Updated: Feb 3
Jane is a former clothing designer and Chicago boutique owner. She ran a wholesale and retail business for many years, selling her products to Bloomingdale’s, Sak’s, Macy’s, and more.
Now Jane runs a monthly coaching program called List Builders. She teaches creative entrepreneurs and business owners how to market and sell more products.
We discuss how she got started, how to calm the crazy brain, and her top tips on having on having an entrepreneur mindset. She does all of this with a wonderful dose of humor. I had a blast talking with her.
Jane Hamill Podcast: https://podcasts.apple.com/us/podcast/jane-hamill-podcast/id1125412597
Quotes from Jane Hamill: "When you design something and somebody wears it...you are doing this amazing service for the world."
"Even after all these years, you think I have it all together. And I do trust that it's going to work and I am taking my own medicine that niching down is important and it is the key to success. And it's still really hard."
"If I don't keep the things between the ears on task, it all falls apart."
"I don't know what goal you want, but I know the way sometimes what helps me to figure out what do I want is to think about what experience have I been through that I never want to experience again."
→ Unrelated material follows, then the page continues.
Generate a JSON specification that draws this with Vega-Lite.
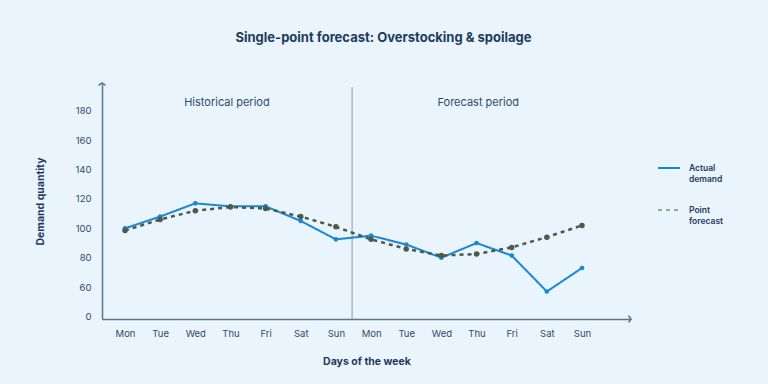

"You need to love [your business] so much that even when you've put so much time in, you're not resentful for it."
"Brooke Castillo said something like, if change is uncomfortable for you and you're having a hard time change faster, then your discomfort will be shorter. "
Jane’s Entrepreneur Mindset Tips:
Sit with your wins. Write down how fucking amazing you are and the things that you actually accomplished.
Have a seriously short memory. Talk to yourself rather than listen to yourself.
Perfect is good but done is better.
"The biggest mistake that I see is people just don't do stuff. They talk about doing stuff. They think about doing stuff. They're going to send an email. They don't want to send an email."
Jane’s Crossover Exercise: Take a sheet of paper, turn it sideways and make three columns. Write down without any regard to actually making money or a business model all the things you love to do. Then write down what people will pay for. Is there a crossover between the two? Write what the crossover is in the middle column.
"I think of it like a three-legged stool. So if you're going to get started with a business, do you have all three things? Are you number one, filling up yourself? Like if it feels like, I think it's cool, what I'm doing, it's a really cool thing. Number two, fills them up. You’re serving the world, you're serving the planet. You're serving the client in some way. And number three monetizes at the same time."